-- start MATERIAL PROVIDED --
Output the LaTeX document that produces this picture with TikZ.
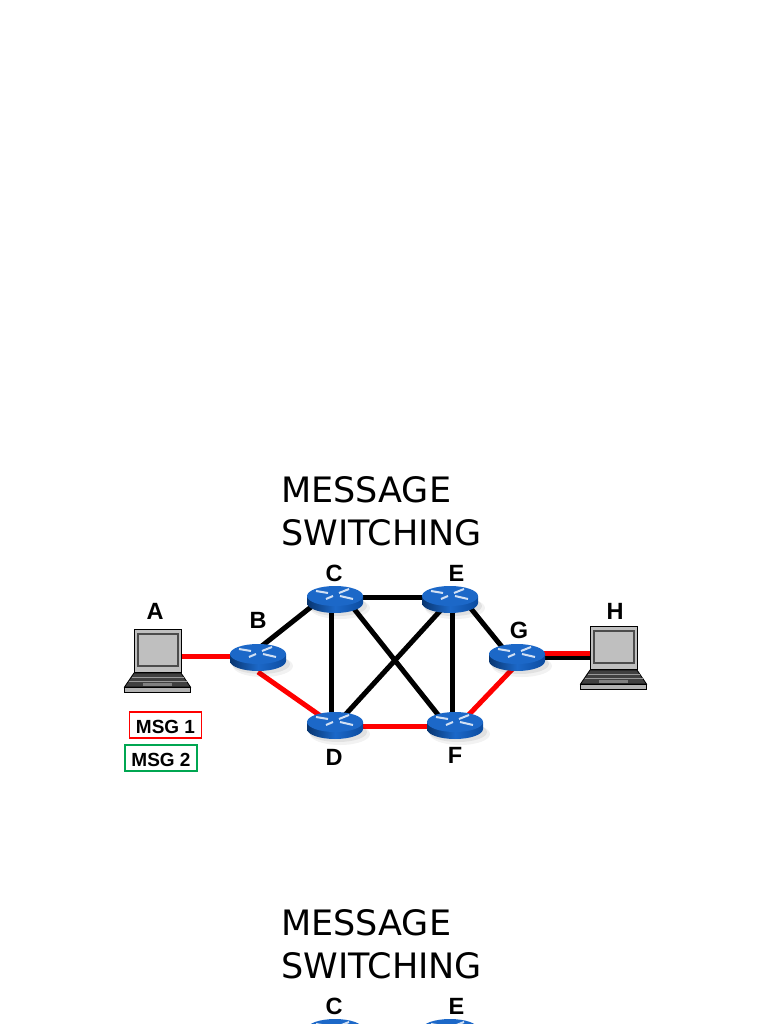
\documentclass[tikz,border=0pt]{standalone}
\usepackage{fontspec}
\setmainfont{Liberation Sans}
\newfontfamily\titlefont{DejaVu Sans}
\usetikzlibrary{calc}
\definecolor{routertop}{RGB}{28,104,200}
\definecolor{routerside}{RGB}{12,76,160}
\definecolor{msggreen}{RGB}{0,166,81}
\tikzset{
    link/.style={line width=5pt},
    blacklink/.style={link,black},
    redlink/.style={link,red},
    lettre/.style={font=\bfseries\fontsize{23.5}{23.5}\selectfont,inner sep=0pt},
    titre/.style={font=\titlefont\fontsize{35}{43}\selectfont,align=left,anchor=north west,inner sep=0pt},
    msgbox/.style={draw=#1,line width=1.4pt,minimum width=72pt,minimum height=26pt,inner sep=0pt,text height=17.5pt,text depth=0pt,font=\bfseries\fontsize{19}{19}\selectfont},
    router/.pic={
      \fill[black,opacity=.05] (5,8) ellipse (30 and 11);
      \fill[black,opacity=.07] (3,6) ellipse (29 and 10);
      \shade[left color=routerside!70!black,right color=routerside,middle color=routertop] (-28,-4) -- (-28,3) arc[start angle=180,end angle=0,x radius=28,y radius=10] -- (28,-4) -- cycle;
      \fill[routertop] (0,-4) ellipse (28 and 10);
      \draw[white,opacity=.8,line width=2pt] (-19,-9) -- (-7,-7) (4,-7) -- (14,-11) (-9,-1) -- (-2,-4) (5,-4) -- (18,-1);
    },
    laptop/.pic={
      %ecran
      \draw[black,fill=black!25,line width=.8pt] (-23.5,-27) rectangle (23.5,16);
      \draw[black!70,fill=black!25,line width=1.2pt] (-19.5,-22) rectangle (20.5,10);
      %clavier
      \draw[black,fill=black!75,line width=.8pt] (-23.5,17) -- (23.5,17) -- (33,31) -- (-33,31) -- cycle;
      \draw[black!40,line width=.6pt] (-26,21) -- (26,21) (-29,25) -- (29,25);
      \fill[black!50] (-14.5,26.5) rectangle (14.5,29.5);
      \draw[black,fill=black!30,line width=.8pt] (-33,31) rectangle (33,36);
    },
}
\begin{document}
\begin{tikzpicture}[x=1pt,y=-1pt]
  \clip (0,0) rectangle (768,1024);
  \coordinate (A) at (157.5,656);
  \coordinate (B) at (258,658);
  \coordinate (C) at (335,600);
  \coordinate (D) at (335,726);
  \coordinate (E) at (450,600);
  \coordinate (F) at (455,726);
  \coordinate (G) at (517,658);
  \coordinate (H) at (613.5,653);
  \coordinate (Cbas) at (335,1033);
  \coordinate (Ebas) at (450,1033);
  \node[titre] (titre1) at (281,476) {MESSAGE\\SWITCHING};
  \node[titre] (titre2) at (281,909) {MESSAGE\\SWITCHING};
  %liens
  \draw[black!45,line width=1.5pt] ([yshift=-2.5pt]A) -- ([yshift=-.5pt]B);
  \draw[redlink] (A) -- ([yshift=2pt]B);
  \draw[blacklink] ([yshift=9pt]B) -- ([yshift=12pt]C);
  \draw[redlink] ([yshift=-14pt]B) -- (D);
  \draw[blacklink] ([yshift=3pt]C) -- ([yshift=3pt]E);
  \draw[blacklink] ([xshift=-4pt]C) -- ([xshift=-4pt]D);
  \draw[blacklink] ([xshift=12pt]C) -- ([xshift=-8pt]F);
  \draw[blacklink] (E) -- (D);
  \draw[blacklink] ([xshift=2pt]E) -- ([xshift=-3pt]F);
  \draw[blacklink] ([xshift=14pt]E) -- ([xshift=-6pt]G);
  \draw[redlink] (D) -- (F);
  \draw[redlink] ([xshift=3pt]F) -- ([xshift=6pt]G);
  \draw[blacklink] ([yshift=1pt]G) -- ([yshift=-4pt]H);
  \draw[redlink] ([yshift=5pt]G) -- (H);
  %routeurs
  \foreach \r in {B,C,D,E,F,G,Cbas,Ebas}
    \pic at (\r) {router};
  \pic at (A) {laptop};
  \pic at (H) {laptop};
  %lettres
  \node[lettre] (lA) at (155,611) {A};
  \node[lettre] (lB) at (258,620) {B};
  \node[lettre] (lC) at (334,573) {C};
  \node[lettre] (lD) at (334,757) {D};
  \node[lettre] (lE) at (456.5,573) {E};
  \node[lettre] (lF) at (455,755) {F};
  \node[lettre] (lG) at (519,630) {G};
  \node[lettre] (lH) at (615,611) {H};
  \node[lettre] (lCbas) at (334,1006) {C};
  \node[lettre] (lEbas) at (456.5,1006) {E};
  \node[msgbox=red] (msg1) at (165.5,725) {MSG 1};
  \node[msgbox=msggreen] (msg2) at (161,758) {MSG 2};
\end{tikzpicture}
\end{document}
-- end MATERIAL PROVIDED --
◆ TO BE DONE ◆
Transcribe all the lines above exactly, apart from the pictures.

◆ EXERCISE SOLUTION ◆
Output the LaTeX document that produces this picture with TikZ.
\documentclass[tikz,border=0pt]{standalone}
\usepackage{fontspec}
\setmainfont{Liberation Sans}
\newfontfamily\titlefont{DejaVu Sans}
\usetikzlibrary{calc}
\definecolor{routertop}{RGB}{28,104,200}
\definecolor{routerside}{RGB}{12,76,160}
\definecolor{msggreen}{RGB}{0,166,81}
\tikzset{
    link/.style={line width=5pt},
    blacklink/.style={link,black},
    redlink/.style={link,red},
    lettre/.style={font=\bfseries\fontsize{23.5}{23.5}\selectfont,inner sep=0pt},
    titre/.style={font=\titlefont\fontsize{35}{43}\selectfont,align=left,anchor=north west,inner sep=0pt},
    msgbox/.style={draw=#1,line width=1.4pt,minimum width=72pt,minimum height=26pt,inner sep=0pt,text height=17.5pt,text depth=0pt,font=\bfseries\fontsize{19}{19}\selectfont},
    router/.pic={
      \fill[black,opacity=.05] (5,8) ellipse (30 and 11);
      \fill[black,opacity=.07] (3,6) ellipse (29 and 10);
      \shade[left color=routerside!70!black,right color=routerside,middle color=routertop] (-28,-4) -- (-28,3) arc[start angle=180,end angle=0,x radius=28,y radius=10] -- (28,-4) -- cycle;
      \fill[routertop] (0,-4) ellipse (28 and 10);
      \draw[white,opacity=.8,line width=2pt] (-19,-9) -- (-7,-7) (4,-7) -- (14,-11) (-9,-1) -- (-2,-4) (5,-4) -- (18,-1);
    },
    laptop/.pic={
      %ecran
      \draw[black,fill=black!25,line width=.8pt] (-23.5,-27) rectangle (23.5,16);
      \draw[black!70,fill=black!25,line width=1.2pt] (-19.5,-22) rectangle (20.5,10);
      %clavier
      \draw[black,fill=black!75,line width=.8pt] (-23.5,17) -- (23.5,17) -- (33,31) -- (-33,31) -- cycle;
      \draw[black!40,line width=.6pt] (-26,21) -- (26,21) (-29,25) -- (29,25);
      \fill[black!50] (-14.5,26.5) rectangle (14.5,29.5);
      \draw[black,fill=black!30,line width=.8pt] (-33,31) rectangle (33,36);
    },
}
\begin{document}
\begin{tikzpicture}[x=1pt,y=-1pt]
  \clip (0,0) rectangle (768,1024);
  \coordinate (A) at (157.5,656);
  \coordinate (B) at (258,658);
  \coordinate (C) at (335,600);
  \coordinate (D) at (335,726);
  \coordinate (E) at (450,600);
  \coordinate (F) at (455,726);
  \coordinate (G) at (517,658);
  \coordinate (H) at (613.5,653);
  \coordinate (Cbas) at (335,1033);
  \coordinate (Ebas) at (450,1033);
  \node[titre] (titre1) at (281,476) {MESSAGE\\SWITCHING};
  \node[titre] (titre2) at (281,909) {MESSAGE\\SWITCHING};
  %liens
  \draw[black!45,line width=1.5pt] ([yshift=-2.5pt]A) -- ([yshift=-.5pt]B);
  \draw[redlink] (A) -- ([yshift=2pt]B);
  \draw[blacklink] ([yshift=9pt]B) -- ([yshift=12pt]C);
  \draw[redlink] ([yshift=-14pt]B) -- (D);
  \draw[blacklink] ([yshift=3pt]C) -- ([yshift=3pt]E);
  \draw[blacklink] ([xshift=-4pt]C) -- ([xshift=-4pt]D);
  \draw[blacklink] ([xshift=12pt]C) -- ([xshift=-8pt]F);
  \draw[blacklink] (E) -- (D);
  \draw[blacklink] ([xshift=2pt]E) -- ([xshift=-3pt]F);
  \draw[blacklink] ([xshift=14pt]E) -- ([xshift=-6pt]G);
  \draw[redlink] (D) -- (F);
  \draw[redlink] ([xshift=3pt]F) -- ([xshift=6pt]G);
  \draw[blacklink] ([yshift=1pt]G) -- ([yshift=-4pt]H);
  \draw[redlink] ([yshift=5pt]G) -- (H);
  %routeurs
  \foreach \r in {B,C,D,E,F,G,Cbas,Ebas}
    \pic at (\r) {router};
  \pic at (A) {laptop};
  \pic at (H) {laptop};
  %lettres
  \node[lettre] (lA) at (155,611) {A};
  \node[lettre] (lB) at (258,620) {B};
  \node[lettre] (lC) at (334,573) {C};
  \node[lettre] (lD) at (334,757) {D};
  \node[lettre] (lE) at (456.5,573) {E};
  \node[lettre] (lF) at (455,755) {F};
  \node[lettre] (lG) at (519,630) {G};
  \node[lettre] (lH) at (615,611) {H};
  \node[lettre] (lCbas) at (334,1006) {C};
  \node[lettre] (lEbas) at (456.5,1006) {E};
  \node[msgbox=red] (msg1) at (165.5,725) {MSG 1};
  \node[msgbox=msggreen] (msg2) at (161,758) {MSG 2};
\end{tikzpicture}
\end{document}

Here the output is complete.